Frequently Asked Questions
What’s the difference between plaid, tartan, and check?
Tartan is the original Scottish pattern with a specific name and clan association. Plaid is the North American term for tartan, but it can also refer to any fabric with a similar crisscrossing pattern. Check is the umbrella term for all patterns made of horizontal and vertical lines, including gingham, houndstooth, and checkerboard.
Are checkered pants still in style in 2026?
Absolutely. Checkered pants are a timeless staple that transcends fleeting trends. While specific patterns may trend (like the current popularity of brown-toned Glen plaid), the overall category of checkered trousers remains a classic and stylish choice for both men and women.

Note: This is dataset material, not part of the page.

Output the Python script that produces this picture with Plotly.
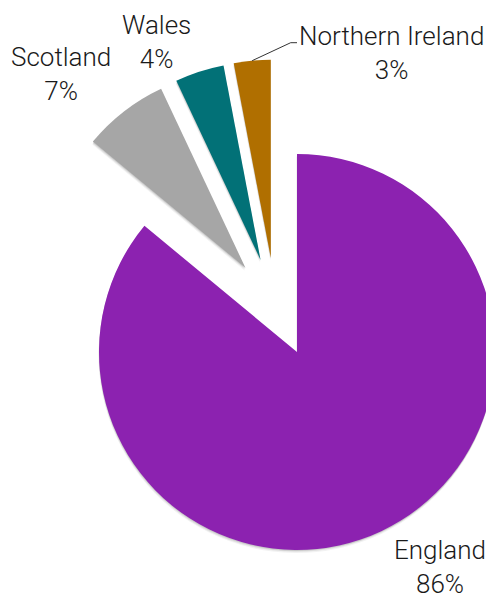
import math
import plotly.graph_objects as go

# UK population share by nation
regions = ["England", "Scotland", "Wales", "Northern Ireland"]
shares = [86, 7, 4, 3]

colors = ["#8C22B0", "#A6A6A6", "#027177", "#B06F00"]

# canvas and geometry (pixels)
W, H = 500, 603
R = 198
# each nation is drawn as its own pie so the small wedges can be exploded freely
centres = [(297.0, 352.0), (245.4, 267.8), (260.6, 260.0), (270.8, 257.8)]
label_centres = [(440, 567), (61, 74), (156.5, 42), (391, 53)]
leader_elbow = (290.7, 42.7)
leader_end = (297.0, 42.7)
# soft drop shadow: (dx, dy, alpha) layers
shadow_layers = [(-0.5, 3.0, 0.05), (-0.3, 1.8, 0.08), (0.0, 0.9, 0.10)]

FONT = dict(family="Roboto, 'Helvetica Neue', Arial, sans-serif", size=26,
            color="#1a1a1a", weight=300)


def px_x(x):
    return x / W


def px_y(y):
    return 1 - y / H


def wedge(i, cx, cy, color):
    slice_colors = [color if j == i else "rgba(0,0,0,0)" for j in range(len(shares))]
    return go.Pie(
        labels=regions,
        values=shares,
        sort=False,
        direction="clockwise",
        rotation=0,
        marker=dict(colors=slice_colors, line=dict(width=0)),
        textinfo="none",
        hoverinfo="skip",
        showlegend=False,
        domain=dict(x=[px_x(cx - R), px_x(cx + R)],
                    y=[px_y(cy + R), px_y(cy - R)]),
    )


fig = go.Figure()
# shadows first, underneath the wedges
for dx, dy, a in shadow_layers:
    for i, (cx, cy) in enumerate(centres):
        fig.add_trace(wedge(i, cx + dx, cy + dy, f"rgba(0,0,0,{a})"))
for i, (cx, cy) in enumerate(centres):
    fig.add_trace(wedge(i, cx, cy, colors[i]))

# labels
for i, (lx, ly) in enumerate(label_centres):
    fig.add_annotation(
        x=px_x(lx), y=px_y(ly), xref="paper", yref="paper",
        xanchor="center", yanchor="middle",
        text=f"{regions[i]}<br>{shares[i]}%",
        showarrow=False, font=FONT, align="center",
    )

# leader line from the middle of the Northern Ireland wedge's rim to its label
total = sum(shares)
ni = regions.index("Northern Ireland")
mid_angle = math.radians((sum(shares[:ni]) + shares[ni] / 2) / total * 360)
cx, cy = centres[ni]
sx = cx + R * math.sin(mid_angle)
sy = cy - R * math.cos(mid_angle)
path = (f"M {px_x(sx)},{px_y(sy)} "
        f"L {px_x(leader_elbow[0])},{px_y(leader_elbow[1])} "
        f"L {px_x(leader_end[0])},{px_y(leader_end[1])}")
fig.add_shape(type="path", path=path, xref="paper", yref="paper",
              line=dict(color="#333333", width=1))

fig.update_layout(
    width=W, height=H,
    margin=dict(l=0, r=0, t=0, b=0),
    paper_bgcolor="white",
    plot_bgcolor="white",
)

fig.write_html(
    "out.html",
    config={"displayModeBar": False},
    post_script="document.documentElement.style.overflow='hidden';"
                "document.body.style.overflow='hidden';",
)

What can I wear with bold checkered pants?
The key to styling bold checkered pants is to build the rest of your outfit around them with simple, solid-colored pieces. A crisp white shirt, a black turtleneck, a solid-colored crewneck sweater, or a simple t-shirt are all excellent choices. For shoes, stick to classics like black loafers, white sneakers, or simple boots.
Can you wear checkered pants to a formal event?
Yes, but the context and pattern matter. A pair of well-tailored trousers in a subtle, dark tartan or a sophisticated Prince of Wales check, made from high-quality wool, can be very appropriate for a creative formal event or a holiday party when paired with a velvet blazer or a sharp dinner jacket.